- _What this task involves_:
Repeat only the lines from the line containing "Recreate this image" through the line containing "7, 8, 8, 8, 9];", both included, exactly as they stand.

- _Materials provided_:
** Begin **

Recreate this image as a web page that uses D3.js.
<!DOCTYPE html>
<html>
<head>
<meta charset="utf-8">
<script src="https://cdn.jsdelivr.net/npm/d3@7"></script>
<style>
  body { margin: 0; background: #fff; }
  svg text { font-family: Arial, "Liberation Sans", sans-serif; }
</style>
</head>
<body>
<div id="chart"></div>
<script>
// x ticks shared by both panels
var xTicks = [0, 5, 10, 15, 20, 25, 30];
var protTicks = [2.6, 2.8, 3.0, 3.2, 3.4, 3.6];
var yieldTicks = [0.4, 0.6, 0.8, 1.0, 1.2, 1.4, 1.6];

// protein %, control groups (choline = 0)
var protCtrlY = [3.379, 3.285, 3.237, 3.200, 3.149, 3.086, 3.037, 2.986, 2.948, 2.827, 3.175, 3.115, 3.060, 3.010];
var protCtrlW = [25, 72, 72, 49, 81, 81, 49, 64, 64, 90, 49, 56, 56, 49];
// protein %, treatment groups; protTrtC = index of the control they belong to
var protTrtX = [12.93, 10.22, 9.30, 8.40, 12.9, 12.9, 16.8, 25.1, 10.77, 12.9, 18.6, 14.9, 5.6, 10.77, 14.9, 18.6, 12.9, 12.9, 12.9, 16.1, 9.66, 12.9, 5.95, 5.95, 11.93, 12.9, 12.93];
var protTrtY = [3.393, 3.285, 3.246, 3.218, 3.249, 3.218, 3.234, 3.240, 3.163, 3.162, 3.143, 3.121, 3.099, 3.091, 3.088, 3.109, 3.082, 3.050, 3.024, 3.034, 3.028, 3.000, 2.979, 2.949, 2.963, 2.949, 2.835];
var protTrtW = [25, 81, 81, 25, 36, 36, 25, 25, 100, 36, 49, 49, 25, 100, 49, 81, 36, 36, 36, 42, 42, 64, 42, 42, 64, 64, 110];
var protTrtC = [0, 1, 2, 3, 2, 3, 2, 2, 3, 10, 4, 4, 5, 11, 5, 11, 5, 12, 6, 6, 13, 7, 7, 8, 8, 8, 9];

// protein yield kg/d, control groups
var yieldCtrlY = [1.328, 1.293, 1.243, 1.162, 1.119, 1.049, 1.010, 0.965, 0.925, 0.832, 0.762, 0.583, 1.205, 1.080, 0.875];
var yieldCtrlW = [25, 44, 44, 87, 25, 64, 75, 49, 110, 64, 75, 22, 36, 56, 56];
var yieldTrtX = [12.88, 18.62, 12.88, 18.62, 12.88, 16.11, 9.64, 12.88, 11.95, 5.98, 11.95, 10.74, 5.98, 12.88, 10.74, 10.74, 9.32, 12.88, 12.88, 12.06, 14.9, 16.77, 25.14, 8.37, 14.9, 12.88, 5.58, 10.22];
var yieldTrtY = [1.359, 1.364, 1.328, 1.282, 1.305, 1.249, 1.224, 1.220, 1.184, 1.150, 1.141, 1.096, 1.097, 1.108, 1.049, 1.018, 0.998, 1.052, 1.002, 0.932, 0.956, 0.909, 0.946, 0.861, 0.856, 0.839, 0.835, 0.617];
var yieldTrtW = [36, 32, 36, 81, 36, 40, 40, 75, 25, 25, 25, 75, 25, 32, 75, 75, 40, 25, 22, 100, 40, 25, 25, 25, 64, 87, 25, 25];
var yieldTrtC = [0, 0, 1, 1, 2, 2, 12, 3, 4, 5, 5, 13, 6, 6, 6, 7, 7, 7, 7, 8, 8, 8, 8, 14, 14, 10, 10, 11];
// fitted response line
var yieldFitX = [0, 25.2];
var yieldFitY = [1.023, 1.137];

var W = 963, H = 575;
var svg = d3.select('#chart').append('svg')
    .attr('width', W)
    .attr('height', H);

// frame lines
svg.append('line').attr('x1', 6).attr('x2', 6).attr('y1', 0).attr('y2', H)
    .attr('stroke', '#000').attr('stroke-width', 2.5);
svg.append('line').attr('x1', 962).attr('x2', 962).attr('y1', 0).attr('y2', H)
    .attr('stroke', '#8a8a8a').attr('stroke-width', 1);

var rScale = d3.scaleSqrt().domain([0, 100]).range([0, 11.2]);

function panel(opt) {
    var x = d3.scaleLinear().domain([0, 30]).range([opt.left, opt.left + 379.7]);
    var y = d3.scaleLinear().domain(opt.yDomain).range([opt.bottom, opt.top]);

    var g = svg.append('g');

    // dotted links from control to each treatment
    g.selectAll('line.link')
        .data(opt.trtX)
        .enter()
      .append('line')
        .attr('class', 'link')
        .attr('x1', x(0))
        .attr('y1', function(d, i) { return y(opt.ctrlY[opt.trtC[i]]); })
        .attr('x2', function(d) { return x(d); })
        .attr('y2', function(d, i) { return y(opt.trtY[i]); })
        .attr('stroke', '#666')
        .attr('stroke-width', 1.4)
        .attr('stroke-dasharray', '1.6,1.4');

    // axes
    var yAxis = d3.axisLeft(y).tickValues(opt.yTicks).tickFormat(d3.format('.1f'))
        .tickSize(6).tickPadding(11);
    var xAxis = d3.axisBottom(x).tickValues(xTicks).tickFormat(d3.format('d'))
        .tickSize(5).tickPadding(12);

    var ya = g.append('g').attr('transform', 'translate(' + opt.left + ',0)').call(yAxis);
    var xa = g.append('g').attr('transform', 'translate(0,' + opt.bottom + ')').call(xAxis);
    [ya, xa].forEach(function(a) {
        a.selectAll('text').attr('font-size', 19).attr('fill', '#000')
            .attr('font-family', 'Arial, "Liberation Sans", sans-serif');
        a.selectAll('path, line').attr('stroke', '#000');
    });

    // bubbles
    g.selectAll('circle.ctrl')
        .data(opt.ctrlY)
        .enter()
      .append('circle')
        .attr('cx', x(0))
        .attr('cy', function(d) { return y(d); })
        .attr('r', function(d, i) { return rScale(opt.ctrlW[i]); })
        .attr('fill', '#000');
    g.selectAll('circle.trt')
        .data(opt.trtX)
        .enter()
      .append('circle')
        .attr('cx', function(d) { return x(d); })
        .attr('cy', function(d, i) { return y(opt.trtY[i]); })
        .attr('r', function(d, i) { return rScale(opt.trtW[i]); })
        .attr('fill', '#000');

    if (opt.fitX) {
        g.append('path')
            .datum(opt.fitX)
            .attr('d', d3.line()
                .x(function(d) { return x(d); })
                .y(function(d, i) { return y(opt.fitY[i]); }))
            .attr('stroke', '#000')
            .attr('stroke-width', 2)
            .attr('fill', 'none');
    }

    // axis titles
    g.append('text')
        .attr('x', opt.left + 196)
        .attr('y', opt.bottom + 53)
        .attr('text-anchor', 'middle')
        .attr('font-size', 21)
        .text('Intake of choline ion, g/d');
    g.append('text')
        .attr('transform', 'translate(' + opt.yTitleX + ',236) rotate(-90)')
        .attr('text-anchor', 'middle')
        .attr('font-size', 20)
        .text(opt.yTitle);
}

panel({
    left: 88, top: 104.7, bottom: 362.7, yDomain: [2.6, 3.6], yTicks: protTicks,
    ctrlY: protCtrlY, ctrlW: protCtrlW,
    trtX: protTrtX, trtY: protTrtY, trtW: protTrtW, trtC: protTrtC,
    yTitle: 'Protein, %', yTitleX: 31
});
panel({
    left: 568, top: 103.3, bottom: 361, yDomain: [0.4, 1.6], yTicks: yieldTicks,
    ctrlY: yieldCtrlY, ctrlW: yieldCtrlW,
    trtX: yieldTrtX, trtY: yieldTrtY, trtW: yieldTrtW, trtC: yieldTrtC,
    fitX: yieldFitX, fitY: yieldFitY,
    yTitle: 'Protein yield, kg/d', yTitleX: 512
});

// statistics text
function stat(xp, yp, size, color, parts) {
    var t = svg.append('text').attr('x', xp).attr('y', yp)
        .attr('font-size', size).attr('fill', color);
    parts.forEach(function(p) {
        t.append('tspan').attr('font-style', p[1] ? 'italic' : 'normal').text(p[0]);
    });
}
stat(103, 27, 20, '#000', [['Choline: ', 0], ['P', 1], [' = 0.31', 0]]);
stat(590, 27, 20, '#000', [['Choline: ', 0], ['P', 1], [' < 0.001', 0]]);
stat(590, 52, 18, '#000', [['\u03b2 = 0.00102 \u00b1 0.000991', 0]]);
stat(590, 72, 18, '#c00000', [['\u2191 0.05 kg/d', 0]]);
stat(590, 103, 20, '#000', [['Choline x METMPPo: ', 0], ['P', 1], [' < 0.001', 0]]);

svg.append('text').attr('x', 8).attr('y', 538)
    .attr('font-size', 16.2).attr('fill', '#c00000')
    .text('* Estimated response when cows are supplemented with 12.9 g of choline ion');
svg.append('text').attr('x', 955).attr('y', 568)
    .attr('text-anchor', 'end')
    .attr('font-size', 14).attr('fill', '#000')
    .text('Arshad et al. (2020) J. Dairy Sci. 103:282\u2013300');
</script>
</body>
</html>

** End **
** Begin **

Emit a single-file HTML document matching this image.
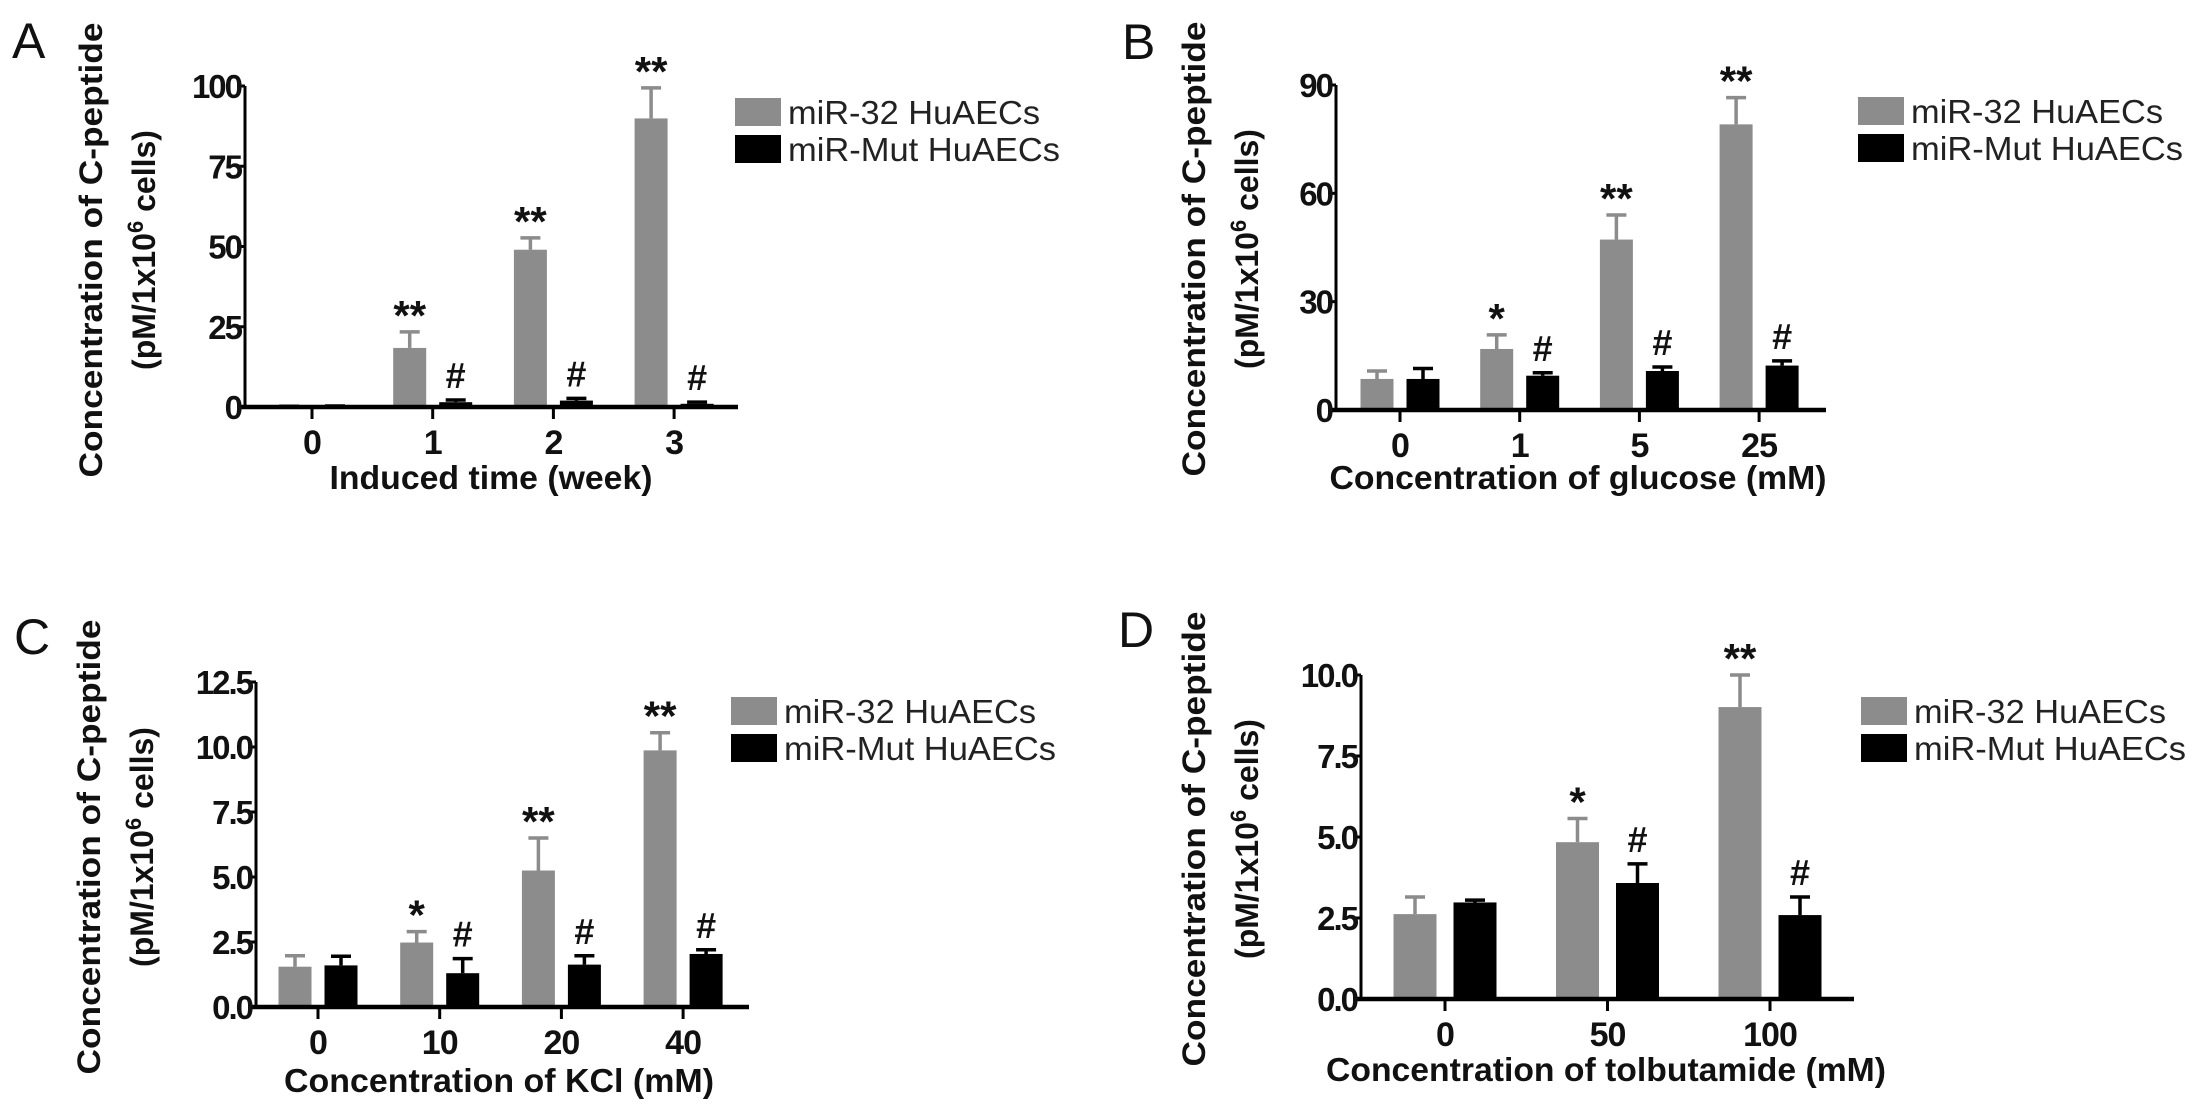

** End **
** Begin **

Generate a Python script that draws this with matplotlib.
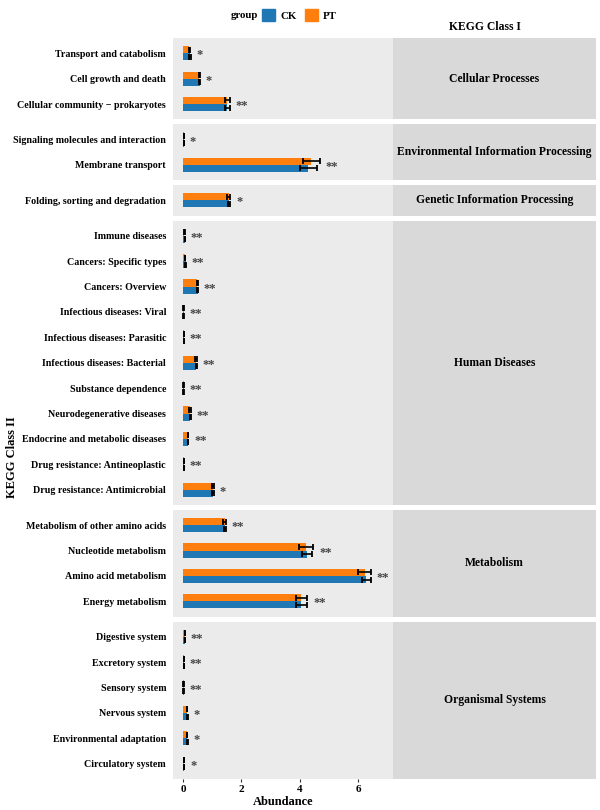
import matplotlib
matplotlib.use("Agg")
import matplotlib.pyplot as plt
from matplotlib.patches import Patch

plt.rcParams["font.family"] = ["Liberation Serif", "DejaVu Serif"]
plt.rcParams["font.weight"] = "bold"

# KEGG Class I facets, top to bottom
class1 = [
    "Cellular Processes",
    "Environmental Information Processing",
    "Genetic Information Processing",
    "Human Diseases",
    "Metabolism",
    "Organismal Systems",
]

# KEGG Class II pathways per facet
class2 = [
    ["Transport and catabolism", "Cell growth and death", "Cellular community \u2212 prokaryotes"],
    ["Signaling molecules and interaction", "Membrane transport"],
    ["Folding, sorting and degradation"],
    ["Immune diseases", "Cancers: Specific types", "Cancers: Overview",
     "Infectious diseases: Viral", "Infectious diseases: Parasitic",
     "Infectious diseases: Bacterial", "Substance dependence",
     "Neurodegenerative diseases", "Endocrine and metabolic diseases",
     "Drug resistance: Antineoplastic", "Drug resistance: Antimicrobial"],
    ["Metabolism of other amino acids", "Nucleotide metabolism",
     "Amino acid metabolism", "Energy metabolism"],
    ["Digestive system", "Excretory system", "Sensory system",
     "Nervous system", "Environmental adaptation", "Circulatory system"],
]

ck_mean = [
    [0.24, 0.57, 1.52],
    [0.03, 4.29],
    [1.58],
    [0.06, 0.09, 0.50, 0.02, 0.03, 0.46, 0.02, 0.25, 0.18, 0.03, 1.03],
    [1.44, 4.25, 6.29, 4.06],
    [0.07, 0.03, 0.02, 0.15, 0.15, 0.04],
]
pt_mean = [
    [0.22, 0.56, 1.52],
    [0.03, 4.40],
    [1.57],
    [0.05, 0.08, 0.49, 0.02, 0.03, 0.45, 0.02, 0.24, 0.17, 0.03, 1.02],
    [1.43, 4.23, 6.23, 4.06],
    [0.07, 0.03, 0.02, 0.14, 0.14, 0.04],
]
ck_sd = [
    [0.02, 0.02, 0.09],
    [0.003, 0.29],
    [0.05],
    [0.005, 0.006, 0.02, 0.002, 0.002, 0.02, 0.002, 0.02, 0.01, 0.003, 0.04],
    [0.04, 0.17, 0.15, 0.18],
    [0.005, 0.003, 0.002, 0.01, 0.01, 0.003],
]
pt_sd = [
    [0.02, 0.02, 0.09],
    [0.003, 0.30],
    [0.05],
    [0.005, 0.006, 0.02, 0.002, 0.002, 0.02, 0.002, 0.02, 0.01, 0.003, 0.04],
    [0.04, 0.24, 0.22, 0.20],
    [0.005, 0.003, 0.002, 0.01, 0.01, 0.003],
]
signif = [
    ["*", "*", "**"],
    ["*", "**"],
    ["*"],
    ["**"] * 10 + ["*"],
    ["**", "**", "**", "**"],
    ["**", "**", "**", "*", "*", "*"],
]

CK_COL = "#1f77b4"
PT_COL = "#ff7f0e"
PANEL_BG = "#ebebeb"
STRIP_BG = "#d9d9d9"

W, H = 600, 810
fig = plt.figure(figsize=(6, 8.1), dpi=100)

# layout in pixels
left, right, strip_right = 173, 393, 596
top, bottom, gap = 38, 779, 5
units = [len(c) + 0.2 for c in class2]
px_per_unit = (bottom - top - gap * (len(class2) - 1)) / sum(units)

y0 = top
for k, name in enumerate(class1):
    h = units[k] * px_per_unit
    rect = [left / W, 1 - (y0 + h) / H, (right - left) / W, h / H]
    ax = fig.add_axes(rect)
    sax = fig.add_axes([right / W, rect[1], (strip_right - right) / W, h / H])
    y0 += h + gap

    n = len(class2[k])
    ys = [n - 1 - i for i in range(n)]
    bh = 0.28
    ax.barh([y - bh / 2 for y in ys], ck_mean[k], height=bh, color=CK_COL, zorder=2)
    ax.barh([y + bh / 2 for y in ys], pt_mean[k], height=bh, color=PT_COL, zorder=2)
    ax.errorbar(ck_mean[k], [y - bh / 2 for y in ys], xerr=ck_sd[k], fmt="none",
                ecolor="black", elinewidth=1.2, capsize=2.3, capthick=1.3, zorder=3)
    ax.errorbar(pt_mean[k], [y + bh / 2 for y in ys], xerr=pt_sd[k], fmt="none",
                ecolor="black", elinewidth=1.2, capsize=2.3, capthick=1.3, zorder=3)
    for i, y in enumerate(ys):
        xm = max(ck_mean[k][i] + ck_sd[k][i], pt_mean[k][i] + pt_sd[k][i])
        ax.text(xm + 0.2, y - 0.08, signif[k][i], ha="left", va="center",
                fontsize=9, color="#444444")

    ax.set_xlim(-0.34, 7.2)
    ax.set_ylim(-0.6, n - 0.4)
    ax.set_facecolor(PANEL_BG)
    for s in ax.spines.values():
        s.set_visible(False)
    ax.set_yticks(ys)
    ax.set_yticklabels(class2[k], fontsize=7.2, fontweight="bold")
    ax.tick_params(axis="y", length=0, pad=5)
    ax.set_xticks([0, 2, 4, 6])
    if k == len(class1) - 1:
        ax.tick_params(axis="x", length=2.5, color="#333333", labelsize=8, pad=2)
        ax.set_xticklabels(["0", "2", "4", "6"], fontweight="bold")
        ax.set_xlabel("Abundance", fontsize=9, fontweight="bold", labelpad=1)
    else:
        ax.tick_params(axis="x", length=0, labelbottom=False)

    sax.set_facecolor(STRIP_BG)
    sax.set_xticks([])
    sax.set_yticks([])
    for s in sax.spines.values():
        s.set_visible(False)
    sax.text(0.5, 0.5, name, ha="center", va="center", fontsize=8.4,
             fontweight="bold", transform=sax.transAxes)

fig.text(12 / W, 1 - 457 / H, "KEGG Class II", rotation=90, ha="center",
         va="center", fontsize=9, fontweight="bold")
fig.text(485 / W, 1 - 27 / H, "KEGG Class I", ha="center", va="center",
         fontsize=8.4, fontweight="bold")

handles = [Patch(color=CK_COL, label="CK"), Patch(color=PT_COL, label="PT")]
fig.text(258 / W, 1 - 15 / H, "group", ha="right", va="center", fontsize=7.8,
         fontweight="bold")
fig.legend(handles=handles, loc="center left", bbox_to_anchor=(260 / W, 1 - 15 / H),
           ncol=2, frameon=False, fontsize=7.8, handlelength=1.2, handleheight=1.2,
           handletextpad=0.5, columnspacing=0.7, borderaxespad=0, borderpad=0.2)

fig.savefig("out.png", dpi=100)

** End **

- _Solution to this problem_:
Recreate this image as a web page that uses D3.js.
<!DOCTYPE html>
<html>
<head>
<meta charset="utf-8">
<script src="https://cdn.jsdelivr.net/npm/d3@7"></script>
<style>
  body { margin: 0; background: #fff; }
  svg text { font-family: Arial, "Liberation Sans", sans-serif; }
</style>
</head>
<body>
<div id="chart"></div>
<script>
// x ticks shared by both panels
var xTicks = [0, 5, 10, 15, 20, 25, 30];
var protTicks = [2.6, 2.8, 3.0, 3.2, 3.4, 3.6];
var yieldTicks = [0.4, 0.6, 0.8, 1.0, 1.2, 1.4, 1.6];

// protein %, control groups (choline = 0)
var protCtrlY = [3.379, 3.285, 3.237, 3.200, 3.149, 3.086, 3.037, 2.986, 2.948, 2.827, 3.175, 3.115, 3.060, 3.010];
var protCtrlW = [25, 72, 72, 49, 81, 81, 49, 64, 64, 90, 49, 56, 56, 49];
// protein %, treatment groups; protTrtC = index of the control they belong to
var protTrtX = [12.93, 10.22, 9.30, 8.40, 12.9, 12.9, 16.8, 25.1, 10.77, 12.9, 18.6, 14.9, 5.6, 10.77, 14.9, 18.6, 12.9, 12.9, 12.9, 16.1, 9.66, 12.9, 5.95, 5.95, 11.93, 12.9, 12.93];
var protTrtY = [3.393, 3.285, 3.246, 3.218, 3.249, 3.218, 3.234, 3.240, 3.163, 3.162, 3.143, 3.121, 3.099, 3.091, 3.088, 3.109, 3.082, 3.050, 3.024, 3.034, 3.028, 3.000, 2.979, 2.949, 2.963, 2.949, 2.835];
var protTrtW = [25, 81, 81, 25, 36, 36, 25, 25, 100, 36, 49, 49, 25, 100, 49, 81, 36, 36, 36, 42, 42, 64, 42, 42, 64, 64, 110];
var protTrtC = [0, 1, 2, 3, 2, 3, 2, 2, 3, 10, 4, 4, 5, 11, 5, 11, 5, 12, 6, 6, 13, 7, 7, 8, 8, 8, 9];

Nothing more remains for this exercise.